A group of K-State architecture students are taking skills they learned in the classroom and applying them in a real-world context. They are taking their knowledge off paper, and into real life. This process can be difficult at times; but students say it’s also very rewarding.
"We wanted to do something that would actually benefit people, real people," architecture student Aaron Vanderpool said. "Our projects don’t just sit at K-State."
Vanderpool explained that real-world projects allow students to graduate with a deeper sense of how things fit together, and how concepts come to life. These community-oriented projects allow K-State students to show employers that they can not only conceptualize a design, but also that they have the skills to make it work in the real world. This process is not always easy.
"Our teacher would often think, they're so about to fail with this concept," Vanderpool said. "But then we'd figure it out on our own, and that was so much better."

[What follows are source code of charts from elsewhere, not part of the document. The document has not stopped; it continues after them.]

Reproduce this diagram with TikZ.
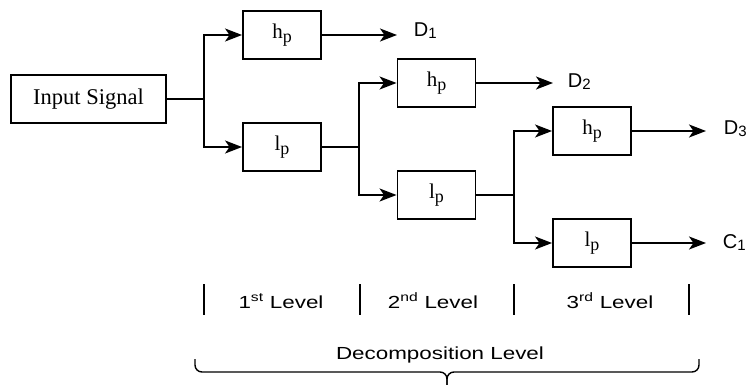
\documentclass[tikz,border=0pt]{standalone}
\usepackage{fontspec}
\setmainfont{Liberation Serif}
\newfontfamily\lsans{Liberation Sans}
\newfontfamily\lsanswide[FakeStretch=1.28]{Liberation Sans}
\usetikzlibrary{arrows.meta}
\newcommand{\hpsub}[1]{#1\raisebox{-3.5pt}{\fontsize{18}{18}\selectfont p}}
\newcommand{\dsub}[2]{#1\raisebox{-2pt}{\fontsize{15}{15}\selectfont #2}}
\begin{document}
\begin{tikzpicture}[x=1pt,y=-1pt,
  line width=1.9pt,
  blk/.style={draw, line width=1.9pt, minimum width=78pt, minimum height=48pt, inner sep=0pt,
    font=\fontsize{21}{24}\selectfont},
  inblk/.style={blk, minimum width=155pt, font=\fontsize{22.5}{26}\selectfont},
  arr/.style={-{Stealth[length=17pt,width=13pt,inset=4.5pt]}},
  outlbl/.style={anchor=base west, inner sep=0pt, font=\lsans\fontsize{20}{22}\selectfont},
  lvl/.style={anchor=base, inner sep=0pt, font=\lsanswide\fontsize{17.5}{22}\selectfont},
  bar/.style={line width=1.6pt}
]
\useasboundingbox (0,0) rectangle (747,385);
% blocks
\node[inblk] (in) at (88.5,99) {Input Signal};
\node[blk] (hp1) at (282,35) {\hpsub{h}};
\node[blk] (lp1) at (282,147) {\hpsub{l}};
\node[blk] (hp2) at (436.5,83) {\hpsub{h}};
\node[blk] (lp2) at (436.5,195) {\hpsub{l}};
\node[blk] (hp3) at (592,131) {\hpsub{h}};
\node[blk] (lp3) at (592,243) {\hpsub{l}};
% branch points
\coordinate (b1) at (204,99);
\coordinate (b2) at (359,147);
\coordinate (b3) at (514,195);
% output ends
\coordinate (e1) at (397,35);
\coordinate (e2) at (553,83);
\coordinate (e3) at (706,131);
\coordinate (e4) at (706,243);
% outputs labels
\node[outlbl] (d1) at (413,37) {\dsub{D}{1}};
\node[outlbl] (d2) at (567,88) {\dsub{D}{2}};
\node[outlbl] (d3) at (723,135) {\dsub{D}{3}};
\node[outlbl] (c1) at (722,248) {\dsub{C}{1}};
% connectors
\draw (in.east) -- (b1);
\draw[arr] (b1) |- (hp1.west);
\draw[arr] (b1) |- (lp1.west);
\draw (lp1.east) -- (b2);
\draw[arr] (b2) |- (hp2.west);
\draw[arr] (b2) |- (lp2.west);
\draw (lp2.east) -- (b3);
\draw[arr] (b3) |- (hp3.west);
\draw[arr] (b3) |- (lp3.west);
\draw[arr] (hp1.east) -- (e1);
\draw[arr] (hp2.east) -- (e2);
\draw[arr] (hp3.east) -- (e3);
\draw[arr] (lp3.east) -- (e4);
% level bars
\foreach \x/\n in {204/a,360/b,514/c,689/d}{
  \coordinate (t\n) at (\x,284);
  \coordinate (u\n) at (\x,315);
  \draw[bar] (t\n) -- (u\n);
}
\node[lvl] (l1) at (281,308) {1\textsuperscript{st} Level};
\node[lvl] (l2) at (433,308) {2\textsuperscript{nd} Level};
\node[lvl] (l3) at (610,308) {3\textsuperscript{rd} Level};
\node[lvl] (dec) at (440,359) {Decomposition Level};
% brace
\coordinate (bl) at (195,359);
\coordinate (br) at (699,359);
\coordinate (bt) at (447,385);
\draw[line width=1.4pt, rounded corners=7pt] (bl) -- (195,372) -- (447,372) -- (bt);
\draw[line width=1.4pt, rounded corners=7pt] (br) -- (699,372) -- (447,372) -- (bt);
\end{tikzpicture}
\end{document}
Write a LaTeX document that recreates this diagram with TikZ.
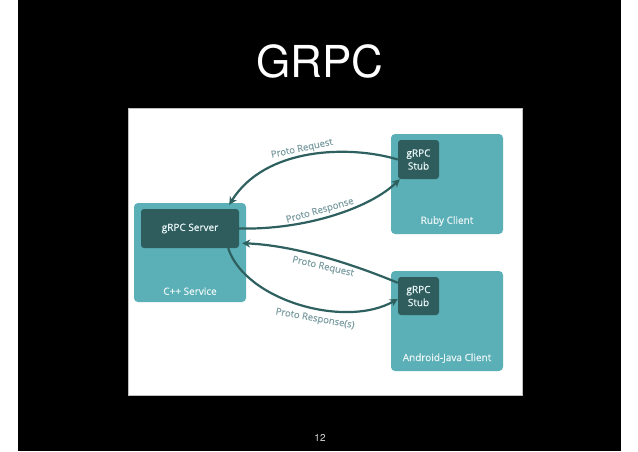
\documentclass[tikz,border=0pt]{standalone}
\usepackage{fontspec}
\setmainfont{Open Sans}[FakeBold=0.6]
\newfontfamily\slidefont{TeX Gyre Heros}
\usepackage{tikz}
\usetikzlibrary{arrows.meta,positioning,calc}
\definecolor{boxteal}{RGB}{91,175,182}
\definecolor{stubdark}{RGB}{47,92,93}
\definecolor{flowcol}{RGB}{46,96,95}
\definecolor{msgcol}{RGB}{125,158,163}
\definecolor{boxtext}{RGB}{232,245,246}

\begin{document}
\begin{tikzpicture}[x=1pt,y=-1pt,
  service/.style={fill=boxteal,rounded corners=4pt,minimum width=112pt,minimum height=100pt,inner sep=0pt},
  stubbox/.style={fill=stubdark,rounded corners=3pt,inner sep=0pt,text=boxtext,align=center,
    font=\fontsize{10}{13}\selectfont},
  boxname/.style={text=boxtext,font=\fontsize{10}{12}\selectfont},
  flow/.style={draw=flowcol,line width=2.2pt,-{Stealth[length=8pt,width=8pt]}},
  msg/.style={text=msgcol,font=\fontsize{9.5}{11}\selectfont}]
\useasboundingbox (0,0) rectangle (638,451);

% slide
\fill[white] (0,0) rectangle (638,451);
\fill[black] (18,0) rectangle (621,451);
\node[text=white,font=\slidefont\fontsize{44}{48}\selectfont,anchor=base] (title) at (320,77) {GRPC};
\node[text=black!15,font=\slidefont\fontsize{10}{12}\selectfont,anchor=base] (pagenum) at (320,441) {12};
\fill[white,draw=black!25,line width=0.5pt] (128,108) rectangle (522,395);

% services
\node[service,minimum height=99pt] (cpp) at (190,252.5) {};
\node[stubbox,minimum width=98pt,minimum height=39pt,below right=6pt and 7pt of cpp.north west] (server) {gRPC Server};
\node[boxname] (cppname) at (cpp.south) [yshift=11pt] {C++ Service};

\node[service] (ruby) at (447,184) {};
\node[stubbox,minimum width=41pt,minimum height=39pt,below right=6pt and 7pt of ruby.north west] (rubystub) {gRPC\\Stub};
\node[boxname] (rubyname) at (ruby.south) [yshift=13pt] {Ruby Client};

\node[service] (android) at (447,321) {};
\node[stubbox,minimum width=41pt,minimum height=38pt,below right=6pt and 7pt of android.north west] (androidstub) {gRPC\\Stub};
\node[boxname] (androidname) at (android.south) [yshift=13pt] {Android-Java Client};

% calls
\draw[flow] (rubystub.west) .. controls +(-48,-14.5) and +(36,-58) .. ($(server.north east)+(-10,-4)$);
\draw[flow] (server.east) .. controls +(66,1.5) and +(-30,29) .. ($(rubystub.south west)+(2,0)$);
\draw[flow] ($(androidstub.north west)+(0,6)$) .. controls +(-53,-22) and +(48,2) .. ($(server.south east)+(3,-5)$);
\draw[flow] ($(server.south east)+(-11,0)$) .. controls +(17,52) and +(-53,30) .. ($(androidstub.west)+(0,3)$);

% labels
\node[msg,rotate=12] (req1) at (302,149) {Proto Request};
\node[msg,rotate=16] (resp1) at (320,211) {Proto Response};
\node[msg,rotate=-13] (req2) at (323,267) {Proto Request};
\node[msg,rotate=-10] (resp2) at (315,319) {Proto Response(s)};
\end{tikzpicture}
\end{document}
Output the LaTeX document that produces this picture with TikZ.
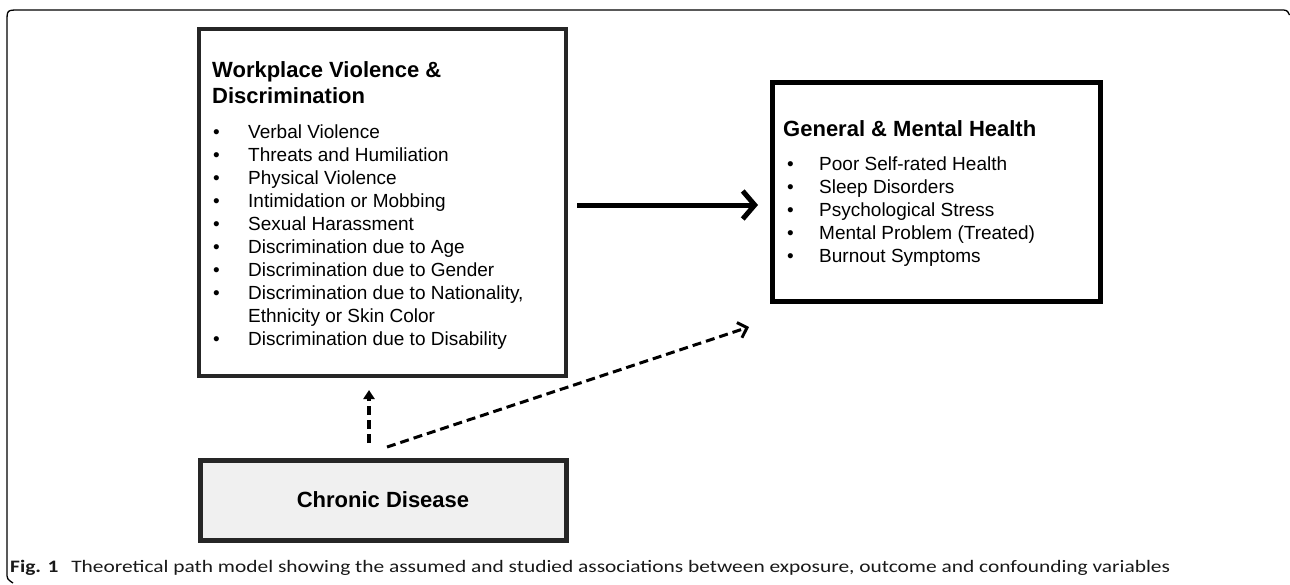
\documentclass[tikz,border=0pt]{standalone}
\usepackage{fontspec}
\setmainfont{Liberation Sans}
\newfontfamily\capfont{Carlito}
\usetikzlibrary{arrows.meta,calc}
\begin{document}
\begin{tikzpicture}[x=1pt,y=-1pt,
  box/.style={draw, rectangle, inner sep=0pt, outer sep=0pt, line join=miter},
  ttl/.style={anchor=base west, inner sep=0pt, font=\fontsize{22}{26.5}\selectfont\bfseries},
  itm/.style={anchor=base west, inner sep=0pt, font=\fontsize{19}{23}\selectfont},
  dsh/.style={line width=3.5pt, dash pattern=on 9pt off 5pt},
]
\useasboundingbox (0,0) rectangle (1290,584);
% outer frame
\draw[line width=1.3pt] (1289.5,15) .. controls (1287,10) .. (1280,10) -- (19,10)
  .. controls (7,10) .. (7,22) -- (7,572) .. controls (7,579) .. (13,583);
% boxes
\node[box, line width=4.5pt, draw=black!85, minimum width=367pt, minimum height=347pt] (wvd) at (382.5,202.5) {};
\node[box, line width=5pt, minimum width=328pt, minimum height=219pt] (gmh) at (936,191.5) {};
\node[box, line width=5pt, draw=black!85, fill=gray!12, minimum width=366pt, minimum height=80pt,
  font=\fontsize{22}{26}\selectfont\bfseries] (cd) at (383,500) {Chronic Disease};
% left box text
\node[ttl] (t1) at (212,77) {Workplace Violence \&};
\node[ttl] (t2) at (212,103.5) {Discrimination};
\node[itm] (lb1) at (213,138) {•};  \node[itm] (l1) at (248,138) {Verbal Violence};
\node[itm] (lb2) at (213,161) {•};  \node[itm] (l2) at (248,161) {Threats and Humiliation};
\node[itm] (lb3) at (213,184) {•};  \node[itm] (l3) at (248,184) {Physical Violence};
\node[itm] (lb4) at (213,207) {•};  \node[itm] (l4) at (248,207) {Intimidation or Mobbing};
\node[itm] (lb5) at (213,230) {•};  \node[itm] (l5) at (248,230) {Sexual Harassment};
\node[itm] (lb6) at (213,253) {•};  \node[itm] (l6) at (248,253) {Discrimination due to Age};
\node[itm] (lb7) at (213,276) {•};  \node[itm] (l7) at (248,276) {Discrimination due to Gender};
\node[itm] (lb8) at (213,299) {•};  \node[itm] (l8) at (248,299) {Discrimination due to Nationality,};
\node[itm] (l8b) at (248,322) {Ethnicity or Skin Color};
\node[itm] (lb9) at (213,345) {•};  \node[itm] (l9) at (248,345) {Discrimination due to Disability};
% right box text
\node[ttl] (t3) at (783,136) {General \& Mental Health};
\node[itm] (rb1) at (787,170) {•};  \node[itm] (r1) at (819,170) {Poor Self-rated Health};
\node[itm] (rb2) at (787,193) {•};  \node[itm] (r2) at (819,193) {Sleep Disorders};
\node[itm] (rb3) at (787,216) {•};  \node[itm] (r3) at (819,216) {Psychological Stress};
\node[itm] (rb4) at (787,239) {•};  \node[itm] (r4) at (819,239) {Mental Problem (Treated)};
\node[itm] (rb5) at (787,262) {•};  \node[itm] (r5) at (819,262) {Burnout Symptoms};
% arrows
\draw[line width=5pt, -{Straight Barb[length=12pt,width=28pt]}]
  ($(wvd.east)+(11,2.5)$) -- ($(wvd.east -| gmh.west)+(-14,2.5)$);
\draw[dsh, line width=3pt, -{Straight Barb[length=8pt,width=16pt]}]
  ($(cd.north)+(4,-13)$) -- ($(gmh.south west)+(-23,26)$);
\draw[dsh, -{Triangle[length=9pt,width=11pt]}]
  ($(cd.north)+(-14,-17)$) -- ($(wvd.south)+(-13.5,14)$);
% caption
\node[anchor=base west, inner sep=0pt, font=\capfont\fontsize{17.5}{20}\selectfont, text=black!90] (cap) at (10,572)
  {\resizebox{1160pt}{\height}{\textbf{Fig. 1}\hspace{0.6em}Theoretical path model showing the assumed and studied associations between exposure, outcome and confounding variables}};
\end{tikzpicture}
\end{document}
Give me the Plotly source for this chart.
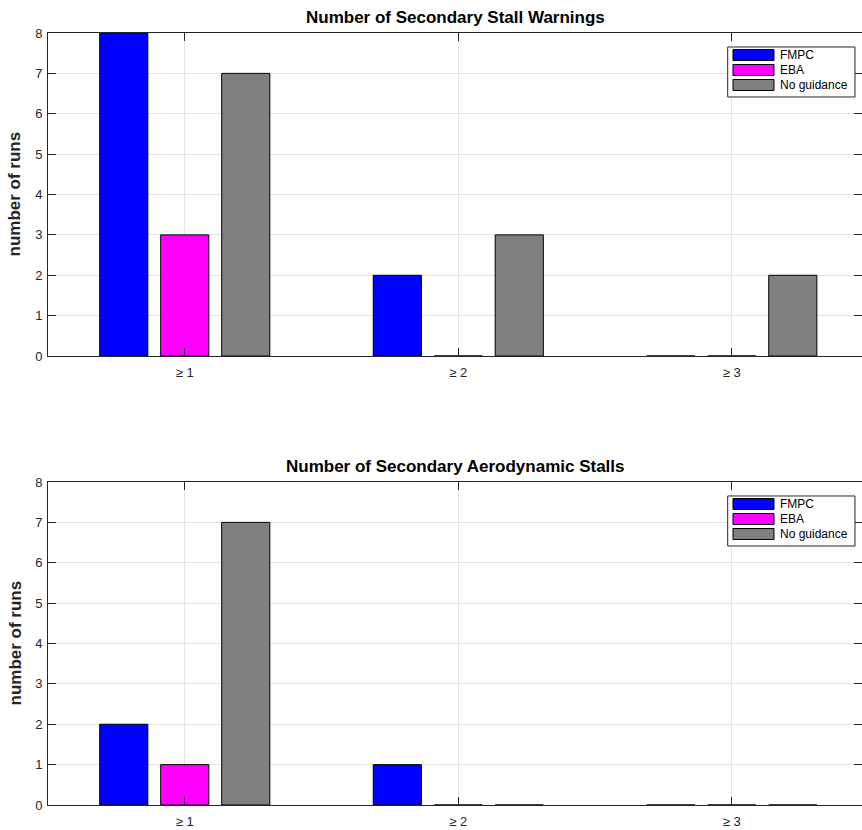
import plotly.graph_objects as go
from plotly.subplots import make_subplots

categories = ["≥ 1", "≥ 2", "≥ 3"]
series_names = ["FMPC", "EBA", "No guidance"]
series_colors = ["#0000FF", "#FF00FF", "#808080"]

warnings_fmpc = [8, 2, 0]
warnings_eba = [3, 0, 0]
warnings_none = [7, 3, 2]

stalls_fmpc = [2, 1, 0]
stalls_eba = [1, 0, 0]
stalls_none = [7, 0, 0]

titles = ["Number of Secondary Stall Warnings", "Number of Secondary Aerodynamic Stalls"]
y_title = "number of runs"
y_ticks = [0, 1, 2, 3, 4, 5, 6, 7, 8]

FONT = "Liberation Sans, Arial, Helvetica, sans-serif"
AXC = "#262626"
GRID = "#e3e3e3"

fig = make_subplots(rows=2, cols=1, vertical_spacing=0.0)

xpos = [1, 2, 3]
panels = [
    [warnings_fmpc, warnings_eba, warnings_none],
    [stalls_fmpc, stalls_eba, stalls_none],
]
for r, vals in enumerate(panels, start=1):
    for name, col, v in zip(series_names, series_colors, vals):
        fig.add_trace(
            go.Bar(
                x=xpos, y=v, name=name,
                marker=dict(color=col, line=dict(color="#000000", width=1)),
                showlegend=False,
            ),
            row=r, col=1,
        )

axis_common = dict(
    showline=True, linecolor=AXC, linewidth=1, mirror="ticks",
    ticks="inside", ticklen=8, tickcolor=AXC, tickwidth=1,
    showgrid=True, gridcolor=GRID, gridwidth=1, zeroline=False,
    tickfont=dict(family=FONT, size=13, color=AXC),
)
for r in (1, 2):
    fig.update_xaxes(
        range=[0.5, 3.476], tickvals=xpos, ticktext=categories,
        ticklabelstandoff=4, row=r, col=1, **axis_common,
    )
    fig.update_yaxes(
        range=[0, 8], tickvals=y_ticks, ticklabelstandoff=2,
        row=r, col=1, **axis_common,
    )

fig.update_layout(
    yaxis=dict(domain=[0.5816, 1.0]),
    yaxis2=dict(domain=[0.0, 0.4184]),
)

shapes = []
for i, t in enumerate(titles):
    xr = "x domain" if i == 0 else "x2 domain"
    yr = "y domain" if i == 0 else "y2 domain"
    fig.add_annotation(
        text="<b>" + t + "</b>", xref=xr, yref=yr,
        x=0.5, y=1.0, yshift=4, xanchor="center", yanchor="bottom", showarrow=False,
        font=dict(family=FONT, size=17, color="#000000"),
    )
    fig.add_annotation(
        text="<b>" + y_title + "</b>", xref=xr, yref=yr,
        x=0.0, y=0.5, xshift=-33, xanchor="center", yanchor="middle",
        textangle=-90, showarrow=False,
        font=dict(family=FONT, size=17, color=AXC),
    )
    # legend box
    shapes.append(dict(type="rect", xref=xr, yref=yr, x0=0.835, x1=0.9914,
                       y0=0.8019, y1=0.9567, line=dict(color="#262626", width=1),
                       fillcolor="#ffffff", layer="above"))
    row_centers = [0.9319, 0.8854, 0.8390]
    for name, col, yc in zip(series_names, series_colors, row_centers):
        shapes.append(dict(type="rect", xref=xr, yref=yr, x0=0.8415, x1=0.8919,
                           y0=yc - 0.0170, y1=yc + 0.0170,
                           line=dict(color="#000000", width=1), fillcolor=col, layer="above"))
        fig.add_annotation(
            text=name, xref=xr, yref=yr, x=0.8968, y=yc,
            xanchor="left", yanchor="middle", showarrow=False,
            font=dict(family=FONT, size=12, color="#000000"),
        )

fig.update_layout(
    shapes=shapes,
    barmode="group", bargap=0.331, bargroupgap=0.211,
    width=862, height=830,
    margin=dict(l=48, r=0, t=33, b=25),
    paper_bgcolor="#ffffff", plot_bgcolor="#ffffff",
    font=dict(family=FONT, size=13, color=AXC),
    showlegend=False,
)

fig.write_html("out.html")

The series of projects, known as Greensburg Cubed, will bring several 1,000 ft cubed pavilions to Greensburg residents. Different cubes serve different purposes for the community, but each cube is full of "green" technologies.
For example, the Ice Cube will work for water filtration and supply. This project is funded by a CECD partner, WaterLINK. Architects working on this project hope the cube will teach Greensburg residents how to conserve water in a variety of ways.
Another cube, Green Haus, will teach residents how to add easy green elements to their homes. This learning pavilion will teach both K-State students in the design process and Greensburg residents once the project is completed. Such relationships are often mutually beneficial for the students and the communities they serve — both parties gain valuable skills or services in the process.
"Students have a real passion for helping people," Vanderpool said. "We're young, we have energy, and when we get pent up in the classroom, we can actually go out and do something."